La durée du ou des CDD s’impute-t-elle sur celle d’une éventuelle période d’essai d’un CDI postérieur ?

2025-08-05T20:00:34+02:005 août 2025|

Lorsque plusieurs contrats à durée déterminée (CDD) sont suivis par un contrat à durée indéterminée (CDI) entre les mêmes parties, se pose la question de la période d’essai d’un CDI après un ou des CDD : la durée des CDD antérieurs doit-elle réduire l’essai prévu dans le CDI ? La Cour de cassation a récemment rappelé et précisé les contours de cette règle.

L’article L. 1221-20 du Code du travail autorise les parties à un CDI à prévoir une période d’essai librement révocable sans justification. Toutefois, cette liberté est strictement encadrée : elle ne peut être exercée de manière fautive, abusive ou malveillante (v. Soc. 2 déc. 1997, n° 95-41.374). Ce contrôle se renforce lorsque l’essai suit une succession de CDD (C. trav., art. L. 1243-11, al. 3 ; art. R. 1243-2, issu du décret n° 2023-1307).

En l’espèce, une infirmière avait enchaîné trois CDD avec le même établissement médical : du 18 au 31 mai 2017, du 1ᵉʳ au 30 juin 2017, puis du 1ᵉʳ au 30 août 2017. Le 4 septembre 2017, un CDI est signé avec une période d’essai de deux mois. L’employeur rompt cette période moins de deux semaines après, le 17 septembre. La salariée conteste la rupture devant le conseil de prud’hommes, qui lui donne partiellement raison, mais la cour d’appel d’Aix-en-Provence rejette toutes ses demandes.
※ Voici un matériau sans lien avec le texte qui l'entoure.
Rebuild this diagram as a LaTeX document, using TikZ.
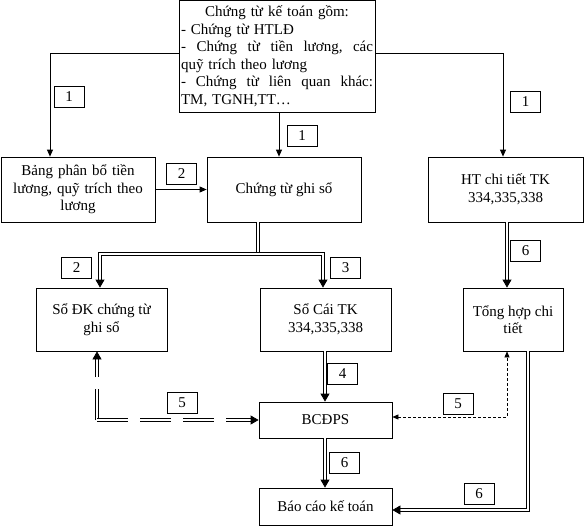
\documentclass[tikz,border=0pt]{standalone}
\usepackage{fontspec}
\setmainfont{Liberation Serif}
\usetikzlibrary{arrows.meta}
\begin{document}
\begin{tikzpicture}[x=1pt,y=-1pt,
  every node/.style={font=\fontsize{15pt}{17.6pt}\selectfont},
  bx/.style={draw, line width=0.8pt, align=center, inner sep=2pt},
  lbl/.style={draw, line width=0.6pt, minimum width=30pt, minimum height=21pt, inner sep=0pt},
  sarr/.style={line width=0.8pt, -{Triangle[width=6pt,length=7pt]}},
  darr/.style={double, double distance=1.6pt, line width=0.8pt, -{Triangle[width=9pt,length=8pt]}},
  ddash/.style={double, double distance=1.6pt, line width=0.8pt, dash pattern=on 31pt off 12pt, -{Triangle[width=9pt,length=8pt]}},
  tdash/.style={line width=0.6pt, dash pattern=on 3pt off 2pt, -{Triangle[width=5pt,length=6pt]}}
]
\useasboundingbox (0,0) rectangle (584,527);

% boxes
\node[bx, minimum width=196pt, minimum height=111.5pt, text width=192pt, align=left] (top) at (277,56.25) {%
\leavevmode\hbox to 192pt{\hfil Chứng từ kế toán gồm:\hfil}\\
- Chứng từ HTLĐ\\
\leavevmode\hbox to 192pt{-\hfill Chứng\hfill từ\hfill tiền\hfill lương,\hfill các}\\
quỹ trích theo lương\\
\leavevmode\hbox to 192pt{-\hfill Chứng\hfill từ\hfill liên\hfill quan\hfill khác:}\\
TM, TGNH,TT…};
\node[bx, minimum width=154pt, minimum height=65pt, text width=150pt] (bang) at (78,189.5) {Bảng phân bổ tiền\\lương, quỹ trích theo\\lương};
\node[bx, minimum width=154pt, minimum height=65pt] (ctgs) at (284,189.5) {Chứng từ ghi sổ};
\node[bx, minimum width=155pt, minimum height=65pt] (ht) at (505.5,189.5) {HT chi tiết TK\\334,335,338};
\node[bx, minimum width=131pt, minimum height=63pt] (sdk) at (101.5,319.5) {Sổ ĐK chứng từ\\ghi sổ};
\node[bx, minimum width=131pt, minimum height=63pt] (sc) at (325.5,319.5) {Sổ Cái TK\\334,335,338};
\node[bx, minimum width=100pt, minimum height=63pt] (th) at (513,319.5) {Tổng hợp chi\\tiết};
\node[bx, minimum width=133pt, minimum height=36pt] (bc) at (325.5,420) {BCĐPS};
\node[bx, minimum width=133pt, minimum height=37pt] (bckt) at (325.5,506.5) {Báo cáo kế toán};

% labels
\node[lbl] (l1a) at (69,97) {1};
\node[lbl] (l1b) at (302,135.5) {1};
\node[lbl] (l1c) at (525.5,101.5) {1};
\node[lbl] (l2a) at (181.5,174) {2};
\node[lbl] (l2b) at (76.5,268) {2};
\node[lbl] (l3) at (345.5,268) {3};
\node[lbl] (l6a) at (525.5,251) {6};
\node[lbl] (l4) at (342.5,373.5) {4};
\node[lbl] (l5a) at (182,402.5) {5};
\node[lbl] (l5b) at (458,403.5) {5};
\node[lbl] (l6b) at (344.5,462.5) {6};
\node[lbl] (l6c) at (479,493.5) {6};

% single arrows
\draw[sarr] ([yshift=3pt]top.west) -| ([xshift=-28pt]bang.north);
\draw[sarr] ([yshift=3pt]top.east) -| ([xshift=-2.5pt]ht.north);
\draw[sarr] ([xshift=2pt]top.south) -- ([xshift=-5pt]ctgs.north);
\draw[sarr] (bang.east) -- (ctgs.west);

% double arrows
\coordinate (split) at (258,254);
\draw[double, double distance=1.6pt, line width=0.8pt] ([xshift=-26pt]ctgs.south) -- (split);
\draw[darr, {Triangle[width=9pt,length=8pt]}-{Triangle[width=9pt,length=8pt]}] ([xshift=-1.5pt]sdk.north) |- (split) -| ([xshift=-2.5pt]sc.north);
\draw[darr] ([xshift=1.5pt]ht.south) -- ([xshift=-6pt]th.north);
\draw[darr] ([xshift=-0.5pt]sc.south) -- ([xshift=-0.5pt]bc.north);
\draw[darr] ([xshift=-0.5pt]bc.south) -- ([xshift=-0.5pt]bckt.north);
\draw[darr] ([xshift=15pt]th.south) |- ([yshift=-3.5pt]bckt.east);

% dashed double
\coordinate (corner) at (97,420);
\draw[ddash] (corner) -- ([xshift=-4.5pt]sdk.south);
\draw[ddash] (corner) -- (bc.west);

% thin dashed
\draw[tdash, {Triangle[width=5pt,length=6pt]}-{Triangle[width=5pt,length=6pt]}] ([yshift=3pt]bc.east) -| ([xshift=-6pt]th.south);
\end{tikzpicture}
\end{document}
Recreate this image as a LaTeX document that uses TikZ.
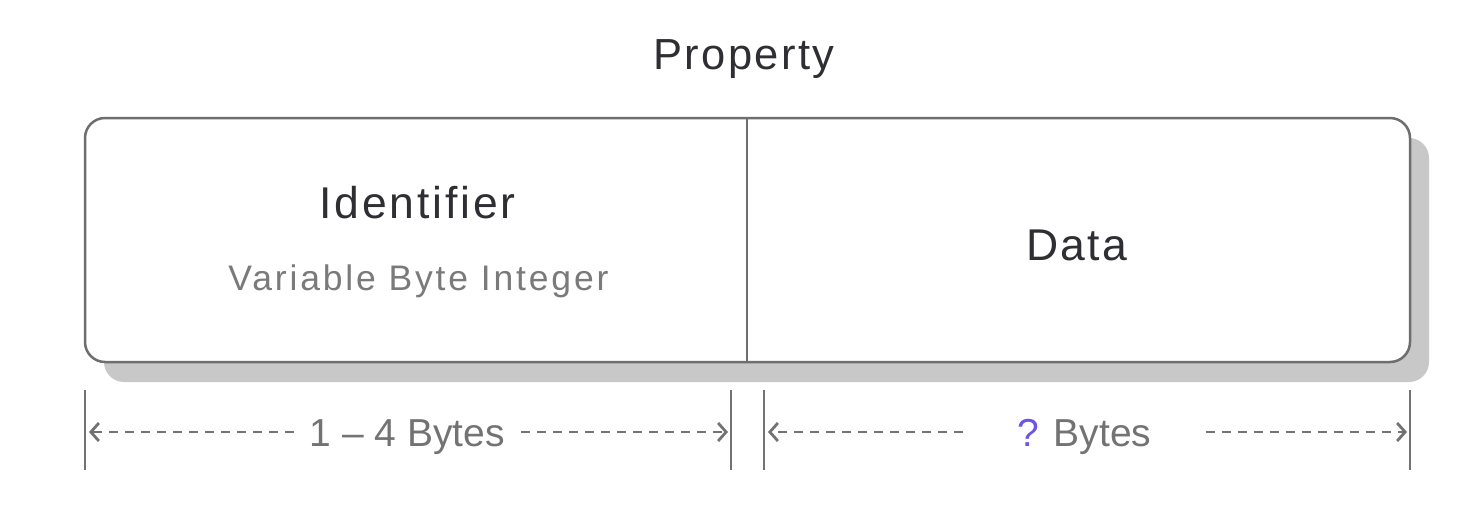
\documentclass[tikz,border=0pt]{standalone}
\usepackage{fontspec}
\setmainfont{Liberation Sans}
\usetikzlibrary{arrows.meta}
\definecolor{boxline}{HTML}{6E6E6E}
\definecolor{shadowc}{HTML}{C8C8C8}
\definecolor{titlec}{HTML}{2E2E33}
\definecolor{subc}{HTML}{7A7A7A}
\definecolor{dimc}{HTML}{737373}
\definecolor{qc}{HTML}{6A55E4}
\tikzset{
  titletext/.style={text=titlec, inner sep=0pt, anchor=base},
  subtext/.style={text=subc, inner sep=0pt, anchor=base, font=\fontsize{35.5}{40}\selectfont\addfontfeature{LetterSpace=8}},
  dimlabel/.style={text=dimc, anchor=base, inner ysep=0pt, font=\fontsize{39}{44}\selectfont},
  tickline/.style={draw=dimc, line width=2.4pt},
  dimarrow/.style={draw=dimc, line width=2.2pt, dash pattern=on 9pt off 7pt,
    -{Straight Barb[length=8pt,width=18pt,line width=2.8pt]}},
}
\begin{document}
\begin{tikzpicture}[x=1pt,y=-1pt]
\useasboundingbox (0,0) rectangle (1470,522);
% shadow
\fill[shadowc, rounded corners=20pt] (104,138) rectangle (1429,382);
% main box
\node[draw=boxline, fill=white, line width=2.5pt, rounded corners=20pt,
  minimum width=1325pt, minimum height=244pt, inner sep=0pt] (prop) at (747.5,240) {};
\coordinate (divtop) at (747,118);
\coordinate (divbot) at (747,362);
\draw[boxline, line width=2.5pt] (divtop) -- (divbot);
% texts
\node[titletext, font=\fontsize{43.5}{48}\selectfont\addfontfeature{LetterSpace=5.5}] (title) at (744,69.5) {Property};
\node[titletext, font=\fontsize{44.5}{50}\selectfont\addfontfeature{LetterSpace=6.5}] (ident) at (417.5,218) {Identifier};
\node[subtext] (vbi) at (418.5,290) {Variable Byte Integer};
\node[titletext, font=\fontsize{44.5}{50}\selectfont\addfontfeature{LetterSpace=5}] (data) at (1077,260) {Data};
% ticks
\coordinate (t1a) at (85,390);  \coordinate (t1b) at (85,470);
\coordinate (t2a) at (731,390); \coordinate (t2b) at (731,470);
\coordinate (t3a) at (764,390); \coordinate (t3b) at (764,470);
\coordinate (t4a) at (1410,390);\coordinate (t4b) at (1410,470);
\draw[tickline] (t1a) -- (t1b);
\draw[tickline] (t2a) -- (t2b);
\draw[tickline] (t3a) -- (t3b);
\draw[tickline] (t4a) -- (t4b);
% dimension labels
\node[dimlabel, inner xsep=16pt] (l1) at (407.5,446) {1 – 4 Bytes};
\node[dimlabel, inner xsep=54pt] (l2) at (1084.5,446) {\textcolor{qc}{?} Bytes};
\coordinate (a1) at (89,432);  \coordinate (a2) at (728,432);
\coordinate (a3) at (768,432); \coordinate (a4) at (1407,432);
\draw[dimarrow] (l1.west |- a1) -- (a1);
\draw[dimarrow] (l1.east |- a2) -- (a2);
\draw[dimarrow] (l2.west |- a3) -- (a3);
\draw[dimarrow] (l2.east |- a4) -- (a4);
\end{tikzpicture}
\end{document}
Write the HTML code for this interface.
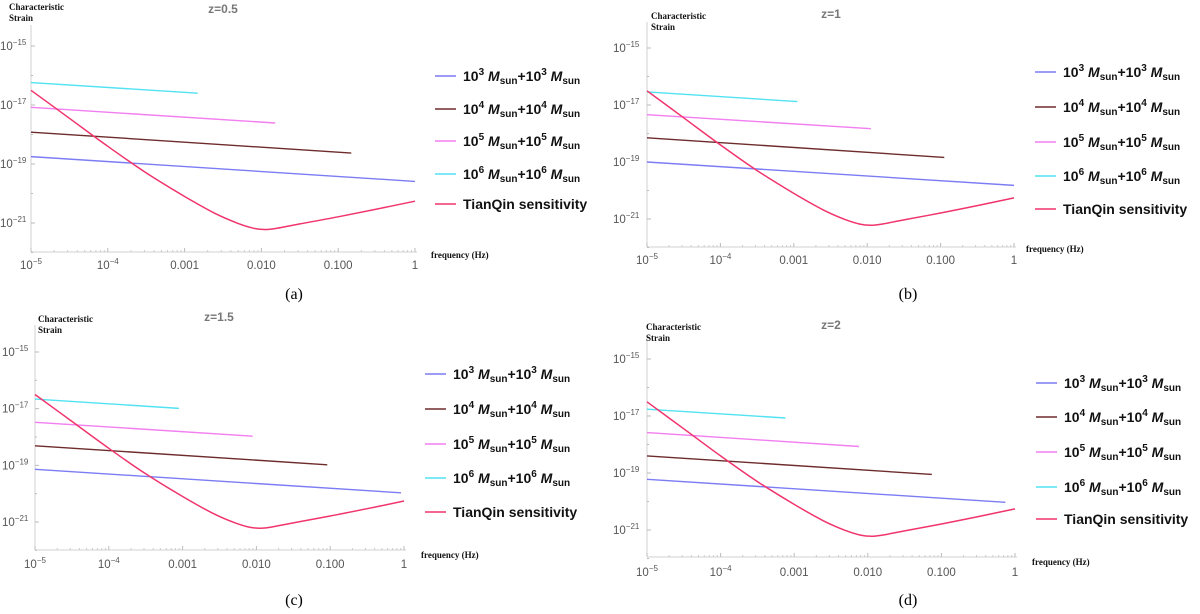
<!DOCTYPE html>
<html><head><meta charset="utf-8">
<style>
html,body{margin:0;padding:0;background:#fff;width:1200px;height:614px;overflow:hidden}
svg{display:block}
text{font-family:"Liberation Sans",sans-serif}
.serif{font-family:"Liberation Serif",serif}
</style></head>
<body>
<svg id="fig" width="1200" height="614" viewBox="0 0 1200 614" xmlns="http://www.w3.org/2000/svg"></svg>
<script>
// ---- data (log10 values) ----
const panelTitles = ["z=0.5", "z=1", "z=1.5", "z=2"];
const captions = ["(a)", "(b)", "(c)", "(d)"];
const massExp = ["3", "4", "5", "6"];
const seriesNames = ["m1e3", "m1e4", "m1e5", "m1e6"];
const startH_a = [-18.75, -17.92, -17.08, -16.24];
const endF_a   = [0, -0.83, -1.82, -2.83];
const endH_a   = [-19.59, -18.63, -17.61, -16.60];
const startH_b = [-19.00, -18.15, -17.34, -16.54];
const endF_b   = [0, -0.95, -1.95, -2.95];
const endH_b   = [-19.82, -18.84, -17.83, -16.88];
const startH_c = [-19.14, -18.31, -17.48, -16.66];
const endF_c   = [-0.04, -1.04, -2.05, -3.05];
const endH_c   = [-19.97, -18.98, -17.97, -16.99];
const startH_d = [-19.22, -18.40, -17.58, -16.76];
const endF_d   = [-0.13, -1.13, -2.12, -3.12];
const endH_d   = [-20.03, -19.05, -18.07, -17.07];
const tqLogF = [-5, -4.5, -4, -3.5, -3, -2.6, -2.3, -2.1, -1.95, -1.8, -1.5, -1, -0.5, 0];
const tqLogH = [-16.5, -17.45, -18.4, -19.3, -20.1, -20.68, -21.02, -21.18, -21.22, -21.18, -21.03, -20.79, -20.53, -20.26];
const xTickLabels = ["10<tspan dy='-5' font-size='8'>−5</tspan>", "10<tspan dy='-5' font-size='8'>−4</tspan>", "0.001", "0.010", "0.100", "1"];
const yTickExps = [-15, -17, -19, -21];

const colors = ["#7c7cf4", "#6e2c2c", "#f27ef0", "#52e2f2"];
const tqColor = "#f0346c";

const panels = [
 {x0:31, x1:415, y15:46, y21:223, yb:252, yt:25, titleX:223, titleY:13, csX:9, csY:10, freqX:431, freqY:258, xlY:269, capX:294, capY:299, legX:435, legY:[76,109,141,174,204], ylX:0, sH:startH_a, eF:endF_a, eH:endH_a},
 {x0:647, x1:1014, y15:48, y21:219, yb:247, yt:22, titleX:831, titleY:18, csX:651, csY:19, freqX:1026, freqY:252, xlY:264, capX:908, capY:299, legX:1035, legY:[72,107,142,176,209], ylX:613, sH:startH_b, eF:endF_b, eH:endH_b},
 {x0:35, x1:404, y15:352, y21:522, yb:550, yt:325, titleX:219, titleY:321, csX:38, csY:322, freqX:421, freqY:558, xlY:568, capX:294, capY:605, legX:425, legY:[374,409,444,478,512], ylX:2, sH:startH_c, eF:endF_c, eH:endH_c},
 {x0:647, x1:1015, y15:359, y21:530, yb:557, yt:335, titleX:831, titleY:329, csX:646, csY:330, freqX:1032, freqY:565, xlY:576, capX:908, capY:605, legX:1036, legY:[383,417,452,487,519], ylX:613, sH:startH_d, eF:endF_d, eH:endH_d}
];
const svg = document.getElementById('fig');
const NS = "http://www.w3.org/2000/svg";
function mk(tag, attrs, parent){const e=document.createElementNS(NS,tag);for(const k in attrs)e.setAttribute(k,attrs[k]);(parent||svg).appendChild(e);return e;}

panels.forEach((p, pi) => {
  const g = mk('g', {});
  
  
  const X = lf => p.x0 + (lf + 5) / 5 * (p.x1 - p.x0);
  const Y = lh => p.y15 + (-15 - lh) * (p.y21 - p.y15) / 6;
  const ax = mk('line', {x1:p.x0, y1:p.yb, x2:p.x1+2, y2:p.yb, stroke:'#d0d0d0', 'stroke-width':1}, g);
   
  const ay = mk('line', {x1:p.x0, y1:p.yt, x2:p.x0, y2:p.yb, stroke:'#d0d0d0', 'stroke-width':1}, g);
   
  for (let d = -5; d <= 0; d++) {
    mk('line', {x1:X(d), y1:p.yb, x2:X(d), y2:p.yb-4, stroke:'#bbb'}, g);
    if (d < 0) for (let m = 2; m <= 9; m++) {
      const xx = X(d + Math.log10(m));
      mk('line', {x1:xx, y1:p.yb, x2:xx, y2:p.yb-2, stroke:'#ccc'}, g);
    }
    const t = mk('text', {x:X(d), y:p.xlY, 'font-size':11.5, fill:'#555', 'text-anchor':'middle'}, g);
    t.innerHTML = xTickLabels[d + 5];
    
    
  }
  for (let e = -15; e >= -22; e--) {
    mk('line', {x1:p.x0, y1:Y(e), x2:p.x0+(e%2? 4:2), y2:Y(e), stroke:'#bbb'}, g);
  }
  yTickExps.forEach(e => {
    const t = mk('text', {x:p.ylX, y:Y(e)+4, 'font-size':11.5, fill:'#555'}, g);
    t.innerHTML = "10<tspan dy='-5' font-size='8'>−" + (-e) + "</tspan>";
    
    
  });
  const tt = mk('text', {x:p.titleX, y:p.titleY, 'font-size':12, fill:'#777', 'text-anchor':'middle', 'font-weight':'bold'}, g);
  tt.textContent = panelTitles[pi];
   
  const cs = mk('text', {x:p.csX, y:p.csY, 'font-size':9, fill:'#111', 'font-weight':'bold', class:'serif'}, g);
  cs.innerHTML = "Characteristic<tspan x='" + p.csX + "' dy='11'>Strain</tspan>";
   
  const fq = mk('text', {x:p.freqX, y:p.freqY, 'font-size':9, fill:'#111', 'font-weight':'bold', class:'serif'}, g);
  fq.textContent = "frequency (Hz)";
   
  const cp = mk('text', {x:p.capX, y:p.capY, 'font-size':16, fill:'#000', 'text-anchor':'middle', class:'serif'}, g);
  cp.textContent = captions[pi];
   
  for (let s = 0; s < 4; s++) {
    const ln = mk('line', {x1:X(-5), y1:Y(p.sH[s]), x2:X(p.eF[s]), y2:Y(p.eH[s]), stroke:colors[s], 'stroke-width':1.4}, g);
    
    
  }
  // smooth Catmull-Rom path through TianQin points
  const pts = tqLogF.map((f, i) => [X(f), Y(tqLogH[i])]);
  let d = 'M' + pts[0][0].toFixed(1) + ',' + pts[0][1].toFixed(1);
  for (let i = 0; i < pts.length - 1; i++) {
    const p0 = pts[Math.max(0, i-1)], p1 = pts[i], p2 = pts[i+1], p3 = pts[Math.min(pts.length-1, i+2)];
    const c1 = [p1[0] + (p2[0]-p0[0])/6, p1[1] + (p2[1]-p0[1])/6];
    const c2 = [p2[0] - (p3[0]-p1[0])/6, p2[1] - (p3[1]-p1[1])/6];
    d += 'C' + c1[0].toFixed(1) + ',' + c1[1].toFixed(1) + ' ' + c2[0].toFixed(1) + ',' + c2[1].toFixed(1) + ' ' + p2[0].toFixed(1) + ',' + p2[1].toFixed(1);
  }
  const tq = mk('path', {d:d, fill:'none', stroke:tqColor, 'stroke-width':1.5, 'stroke-linejoin':'round'}, g);
  
  
  const lcol = colors.concat([tqColor]);
  for (let i = 0; i < 5; i++) {
    const ly = p.legY[i];
    const lg = mk('g', {}, g);
    
    
    mk('line', {x1:p.legX, y1:ly, x2:p.legX+21, y2:ly, stroke:lcol[i], 'stroke-width':1.5}, lg);
    const t = mk('text', {x:p.legX+28, y:ly+5, 'font-size':14, fill:'#111', 'font-weight':'bold'}, lg);
    if (i < 4) {
      const m = massExp[i];
      t.innerHTML = "10<tspan dy='-6' font-size='10'>" + m + "</tspan><tspan dy='6' font-style='italic'> M</tspan><tspan dy='3' font-size='10'>sun</tspan><tspan dy='-3'>+10</tspan><tspan dy='-6' font-size='10'>" + m + "</tspan><tspan dy='6' font-style='italic'> M</tspan><tspan dy='3' font-size='10'>sun</tspan>";
    } else t.textContent = "TianQin sensitivity";
  }
});
</script>
</body></html>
La cour retient qu’il existait une discontinuité entre certains CDD, excluant la déduction de leur durée totale de la période d’essai, seul le contrat d’août étant pris en compte. La Cour de cassation, dans un arrêt du 19 juin 2024, censure ce raisonnement et clarifie qu’en matière de période d’essai d’un CDI après un ou des CDD , la continuité fonctionnelle suffit : la salariée avait exercé le même emploi (infirmière) dans les mêmes services, sans changement de fonctions. Les interruptions d’un mois et de trois jours n’établissent donc pas de discontinuité réelle.

Ce faisant, la Haute juridiction renverse la logique de la cour d’appel, qui semblait exiger à la fois continuité temporelle et fonctionnelle pour permettre l’imputation. Désormais, l’unité des fonctions prime ; la durée de l’ensemble des CDD doit être retranchée de la période d’essai du CDI lorsqu’il n’y a pas de rupture fonctionnelle.

La jurisprudence avait connu des fluctuations : en 1989 (Soc. 28 juin 1989, n° 86-41.188) et en 1993, la Cour limitait la déduction au seul CDD immédiatement antérieur au CDI. L’argument de « novation » ― supposée rompre juridiquement la relation ― a été rejeté depuis (Soc. 3 oct. 1991, n° 87-41.176). En 2013 (Soc. 9 oct. 2013, n° 12-12.113) la Cour avait semblé écarter le critère fonctionnel, avant de nuancer sa position en 2012 puis, à nouveau, dans la décision du 19 juin 2024.

Le contentieux ne se limite pas à la licéité de la période d’essai. La salariée sollicitait aussi : la reconnaissance d’un CDI depuis le premier CDD, la reconstitution d’ancienneté, la nullité de la rupture (discrimination, harcèlement, liberté d’expression), un licenciement sans cause réelle et sérieuse, des indemnités de préavis et congés payés, ainsi que des dommages-intérêts pour rupture vexatoire ou brutale.

L’article L. 1243-11 ne mentionne aucune exigence de continuité fonctionnelle ; celle-ci résulte d’une construction jurisprudentielle fondée sur la finalité de l’essai : permettre à l’employeur d’évaluer le salarié et inversement. L’arrêt du 19 juin 2024 réaffirme que cette finalité suffit à justifier l’imputation de la durée des CDD sur l’essai, sans nécessité de démontrer une continuité temporelle stricte.

La cour d’appel de renvoi demeure libre d’apprécier en fait et en droit (C. pr. civ., art. 638), mais persister dans l’exigence d’une discontinuité temporelle serait désormais difficilement défendable. La solution adoptée s’aligne sur l’objectif de lutte contre la précarité contractuelle et sur le droit européen : la directive (UE) 2019/1152 exige en effet que les périodes d’essai soient raisonnables (art. 8).

En définitive, la Cour de cassation renforce la protection des salariés contre l’usage abusif de la période d’essai dans les CDI succédant à plusieurs CDD : lorsque l’emploi reste identique, toute la durée des CDD doit être imputée sur la période d’essai d’un CDI après un ou des CDD, même si des interruptions temporelles sont intervenues.